- [Material]:
---+---

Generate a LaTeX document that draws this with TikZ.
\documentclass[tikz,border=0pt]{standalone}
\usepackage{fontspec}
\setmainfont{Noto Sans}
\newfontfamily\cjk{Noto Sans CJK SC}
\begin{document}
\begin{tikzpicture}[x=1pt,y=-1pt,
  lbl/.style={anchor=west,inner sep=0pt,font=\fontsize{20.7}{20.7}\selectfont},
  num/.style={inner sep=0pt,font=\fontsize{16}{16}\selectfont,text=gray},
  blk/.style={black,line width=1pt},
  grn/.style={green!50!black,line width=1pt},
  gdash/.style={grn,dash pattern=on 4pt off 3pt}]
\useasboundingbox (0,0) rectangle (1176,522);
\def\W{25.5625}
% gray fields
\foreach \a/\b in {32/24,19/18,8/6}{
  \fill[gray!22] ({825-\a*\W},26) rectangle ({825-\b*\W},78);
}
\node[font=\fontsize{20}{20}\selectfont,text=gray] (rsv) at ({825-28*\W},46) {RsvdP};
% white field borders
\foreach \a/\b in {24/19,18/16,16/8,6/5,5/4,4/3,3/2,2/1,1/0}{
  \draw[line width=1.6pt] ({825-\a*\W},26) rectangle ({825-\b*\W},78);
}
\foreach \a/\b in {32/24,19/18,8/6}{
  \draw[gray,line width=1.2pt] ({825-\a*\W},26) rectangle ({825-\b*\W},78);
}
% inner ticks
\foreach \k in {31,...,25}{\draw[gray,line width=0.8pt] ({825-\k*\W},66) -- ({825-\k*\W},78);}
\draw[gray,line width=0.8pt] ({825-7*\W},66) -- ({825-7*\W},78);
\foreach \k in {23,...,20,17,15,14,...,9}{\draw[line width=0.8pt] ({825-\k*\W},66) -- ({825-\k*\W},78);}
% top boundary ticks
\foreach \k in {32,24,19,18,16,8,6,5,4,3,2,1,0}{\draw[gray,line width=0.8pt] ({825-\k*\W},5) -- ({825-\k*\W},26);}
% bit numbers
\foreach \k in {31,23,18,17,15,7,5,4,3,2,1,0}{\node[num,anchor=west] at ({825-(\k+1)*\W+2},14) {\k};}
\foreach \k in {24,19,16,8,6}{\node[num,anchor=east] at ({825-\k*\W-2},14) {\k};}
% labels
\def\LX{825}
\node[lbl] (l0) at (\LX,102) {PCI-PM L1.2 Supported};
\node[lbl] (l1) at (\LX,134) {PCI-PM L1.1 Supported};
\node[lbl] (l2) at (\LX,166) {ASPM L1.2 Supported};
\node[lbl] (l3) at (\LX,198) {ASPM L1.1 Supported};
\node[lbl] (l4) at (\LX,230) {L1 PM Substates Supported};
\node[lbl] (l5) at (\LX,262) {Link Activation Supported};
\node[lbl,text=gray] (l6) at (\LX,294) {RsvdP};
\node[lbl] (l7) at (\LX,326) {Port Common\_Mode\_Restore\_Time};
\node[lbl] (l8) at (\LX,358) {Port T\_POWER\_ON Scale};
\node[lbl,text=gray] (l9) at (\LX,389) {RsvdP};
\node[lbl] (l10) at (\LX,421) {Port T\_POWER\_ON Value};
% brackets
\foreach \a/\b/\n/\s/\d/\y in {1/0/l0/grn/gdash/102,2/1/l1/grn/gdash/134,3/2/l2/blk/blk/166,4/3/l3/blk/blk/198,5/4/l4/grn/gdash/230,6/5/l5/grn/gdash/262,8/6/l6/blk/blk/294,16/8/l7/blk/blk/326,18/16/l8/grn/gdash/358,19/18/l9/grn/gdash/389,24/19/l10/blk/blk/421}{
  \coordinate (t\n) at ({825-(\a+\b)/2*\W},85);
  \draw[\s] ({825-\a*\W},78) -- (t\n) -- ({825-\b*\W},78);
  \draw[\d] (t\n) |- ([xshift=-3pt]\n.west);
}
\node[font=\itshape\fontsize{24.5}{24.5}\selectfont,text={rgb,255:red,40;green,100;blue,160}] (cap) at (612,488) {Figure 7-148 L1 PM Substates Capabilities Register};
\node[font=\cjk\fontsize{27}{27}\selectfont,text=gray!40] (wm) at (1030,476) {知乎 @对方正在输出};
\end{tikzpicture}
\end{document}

---+---

- [Problem to solve]: Reproduce each line of the material above precisely.

- [The answer]:
Generate a LaTeX document that draws this with TikZ.
\documentclass[tikz,border=0pt]{standalone}
\usepackage{fontspec}
\setmainfont{Noto Sans}
\newfontfamily\cjk{Noto Sans CJK SC}
\begin{document}
\begin{tikzpicture}[x=1pt,y=-1pt,
  lbl/.style={anchor=west,inner sep=0pt,font=\fontsize{20.7}{20.7}\selectfont},
  num/.style={inner sep=0pt,font=\fontsize{16}{16}\selectfont,text=gray},
  blk/.style={black,line width=1pt},
  grn/.style={green!50!black,line width=1pt},
  gdash/.style={grn,dash pattern=on 4pt off 3pt}]
\useasboundingbox (0,0) rectangle (1176,522);
\def\W{25.5625}
% gray fields
\foreach \a/\b in {32/24,19/18,8/6}{
  \fill[gray!22] ({825-\a*\W},26) rectangle ({825-\b*\W},78);
}
\node[font=\fontsize{20}{20}\selectfont,text=gray] (rsv) at ({825-28*\W},46) {RsvdP};
% white field borders
\foreach \a/\b in {24/19,18/16,16/8,6/5,5/4,4/3,3/2,2/1,1/0}{
  \draw[line width=1.6pt] ({825-\a*\W},26) rectangle ({825-\b*\W},78);
}
\foreach \a/\b in {32/24,19/18,8/6}{
  \draw[gray,line width=1.2pt] ({825-\a*\W},26) rectangle ({825-\b*\W},78);
}
% inner ticks
\foreach \k in {31,...,25}{\draw[gray,line width=0.8pt] ({825-\k*\W},66) -- ({825-\k*\W},78);}
\draw[gray,line width=0.8pt] ({825-7*\W},66) -- ({825-7*\W},78);
\foreach \k in {23,...,20,17,15,14,...,9}{\draw[line width=0.8pt] ({825-\k*\W},66) -- ({825-\k*\W},78);}
% top boundary ticks
\foreach \k in {32,24,19,18,16,8,6,5,4,3,2,1,0}{\draw[gray,line width=0.8pt] ({825-\k*\W},5) -- ({825-\k*\W},26);}
% bit numbers
\foreach \k in {31,23,18,17,15,7,5,4,3,2,1,0}{\node[num,anchor=west] at ({825-(\k+1)*\W+2},14) {\k};}
\foreach \k in {24,19,16,8,6}{\node[num,anchor=east] at ({825-\k*\W-2},14) {\k};}
% labels
\def\LX{825}
\node[lbl] (l0) at (\LX,102) {PCI-PM L1.2 Supported};
\node[lbl] (l1) at (\LX,134) {PCI-PM L1.1 Supported};
\node[lbl] (l2) at (\LX,166) {ASPM L1.2 Supported};
\node[lbl] (l3) at (\LX,198) {ASPM L1.1 Supported};
\node[lbl] (l4) at (\LX,230) {L1 PM Substates Supported};
\node[lbl] (l5) at (\LX,262) {Link Activation Supported};
\node[lbl,text=gray] (l6) at (\LX,294) {RsvdP};
\node[lbl] (l7) at (\LX,326) {Port Common\_Mode\_Restore\_Time};
\node[lbl] (l8) at (\LX,358) {Port T\_POWER\_ON Scale};
\node[lbl,text=gray] (l9) at (\LX,389) {RsvdP};
\node[lbl] (l10) at (\LX,421) {Port T\_POWER\_ON Value};
% brackets
\foreach \a/\b/\n/\s/\d/\y in {1/0/l0/grn/gdash/102,2/1/l1/grn/gdash/134,3/2/l2/blk/blk/166,4/3/l3/blk/blk/198,5/4/l4/grn/gdash/230,6/5/l5/grn/gdash/262,8/6/l6/blk/blk/294,16/8/l7/blk/blk/326,18/16/l8/grn/gdash/358,19/18/l9/grn/gdash/389,24/19/l10/blk/blk/421}{
  \coordinate (t\n) at ({825-(\a+\b)/2*\W},85);
  \draw[\s] ({825-\a*\W},78) -- (t\n) -- ({825-\b*\W},78);
  \draw[\d] (t\n) |- ([xshift=-3pt]\n.west);
}
\node[font=\itshape\fontsize{24.5}{24.5}\selectfont,text={rgb,255:red,40;green,100;blue,160}] (cap) at (612,488) {Figure 7-148 L1 PM Substates Capabilities Register};
\node[font=\cjk\fontsize{27}{27}\selectfont,text=gray!40] (wm) at (1030,476) {知乎 @对方正在输出};
\end{tikzpicture}
\end{document}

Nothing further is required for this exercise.